(Code that draws figures)

§

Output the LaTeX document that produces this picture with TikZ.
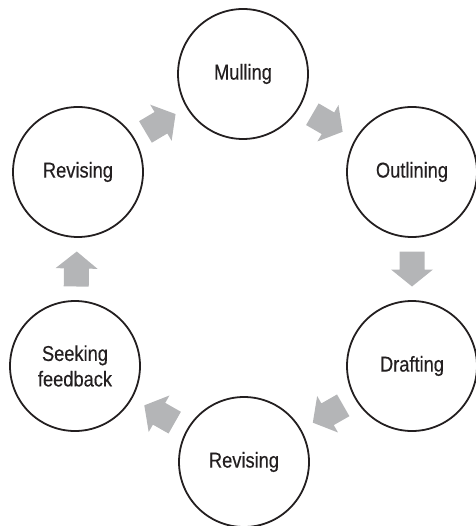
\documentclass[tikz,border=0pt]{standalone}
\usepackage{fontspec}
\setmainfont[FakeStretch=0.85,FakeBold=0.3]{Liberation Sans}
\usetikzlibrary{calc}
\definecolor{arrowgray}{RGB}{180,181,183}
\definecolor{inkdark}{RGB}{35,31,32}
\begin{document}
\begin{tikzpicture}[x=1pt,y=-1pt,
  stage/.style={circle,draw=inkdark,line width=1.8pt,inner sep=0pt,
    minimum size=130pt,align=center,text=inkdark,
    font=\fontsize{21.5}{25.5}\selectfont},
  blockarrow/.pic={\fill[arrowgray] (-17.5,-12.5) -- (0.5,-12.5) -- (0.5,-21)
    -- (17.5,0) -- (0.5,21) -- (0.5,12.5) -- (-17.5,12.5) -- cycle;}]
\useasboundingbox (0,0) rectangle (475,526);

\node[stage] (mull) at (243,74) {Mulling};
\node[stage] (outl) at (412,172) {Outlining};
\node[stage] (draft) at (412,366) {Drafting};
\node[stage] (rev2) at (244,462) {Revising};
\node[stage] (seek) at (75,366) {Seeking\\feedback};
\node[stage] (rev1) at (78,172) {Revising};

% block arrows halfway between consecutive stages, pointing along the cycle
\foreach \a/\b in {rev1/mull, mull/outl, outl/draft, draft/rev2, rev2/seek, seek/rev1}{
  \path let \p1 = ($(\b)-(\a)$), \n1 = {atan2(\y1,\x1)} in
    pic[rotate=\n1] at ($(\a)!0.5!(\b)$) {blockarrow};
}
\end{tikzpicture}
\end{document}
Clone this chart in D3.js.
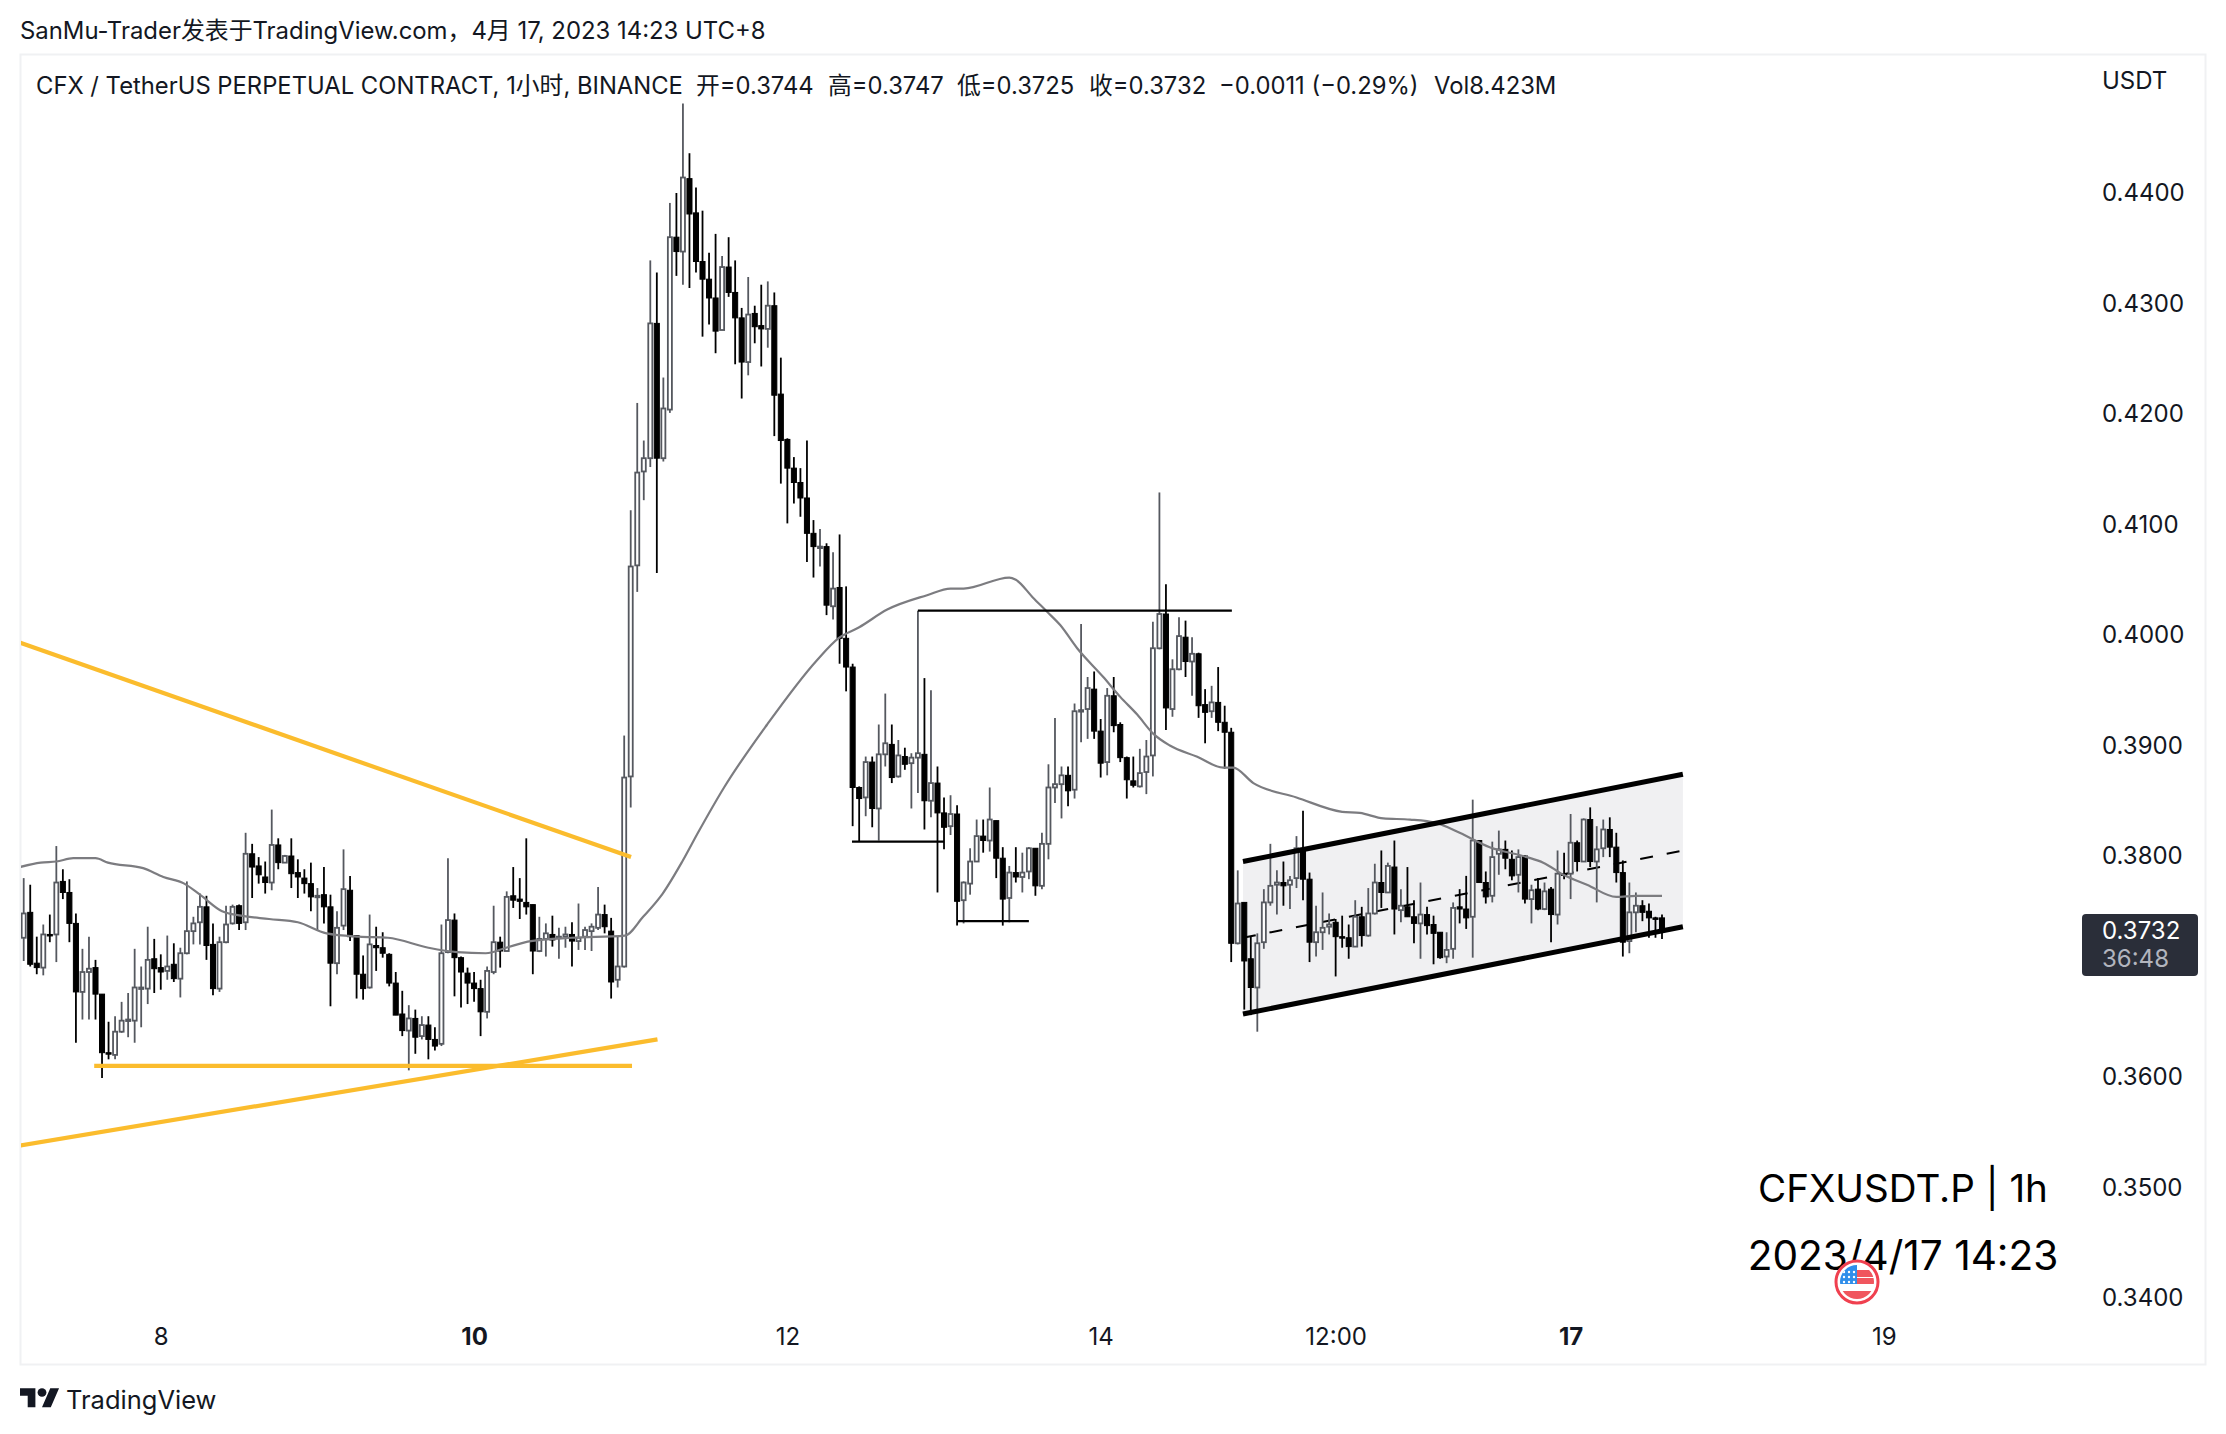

§

STATED GOAL: What you return should match the records above word for word, minus the pictures.

IN RESPONSE:
Output the LaTeX document that produces this picture with TikZ.
\documentclass[tikz,border=0pt]{standalone}
\usepackage{fontspec}
\setmainfont[FakeStretch=0.85,FakeBold=0.3]{Liberation Sans}
\usetikzlibrary{calc}
\definecolor{arrowgray}{RGB}{180,181,183}
\definecolor{inkdark}{RGB}{35,31,32}
\begin{document}
\begin{tikzpicture}[x=1pt,y=-1pt,
  stage/.style={circle,draw=inkdark,line width=1.8pt,inner sep=0pt,
    minimum size=130pt,align=center,text=inkdark,
    font=\fontsize{21.5}{25.5}\selectfont},
  blockarrow/.pic={\fill[arrowgray] (-17.5,-12.5) -- (0.5,-12.5) -- (0.5,-21)
    -- (17.5,0) -- (0.5,21) -- (0.5,12.5) -- (-17.5,12.5) -- cycle;}]
\useasboundingbox (0,0) rectangle (475,526);

\node[stage] (mull) at (243,74) {Mulling};
\node[stage] (outl) at (412,172) {Outlining};
\node[stage] (draft) at (412,366) {Drafting};
\node[stage] (rev2) at (244,462) {Revising};
\node[stage] (seek) at (75,366) {Seeking\\feedback};
\node[stage] (rev1) at (78,172) {Revising};

% block arrows halfway between consecutive stages, pointing along the cycle
\foreach \a/\b in {rev1/mull, mull/outl, outl/draft, draft/rev2, rev2/seek, seek/rev1}{
  \path let \p1 = ($(\b)-(\a)$), \n1 = {atan2(\y1,\x1)} in
    pic[rotate=\n1] at ($(\a)!0.5!(\b)$) {blockarrow};
}
\end{tikzpicture}
\end{document}
Clone this chart in D3.js.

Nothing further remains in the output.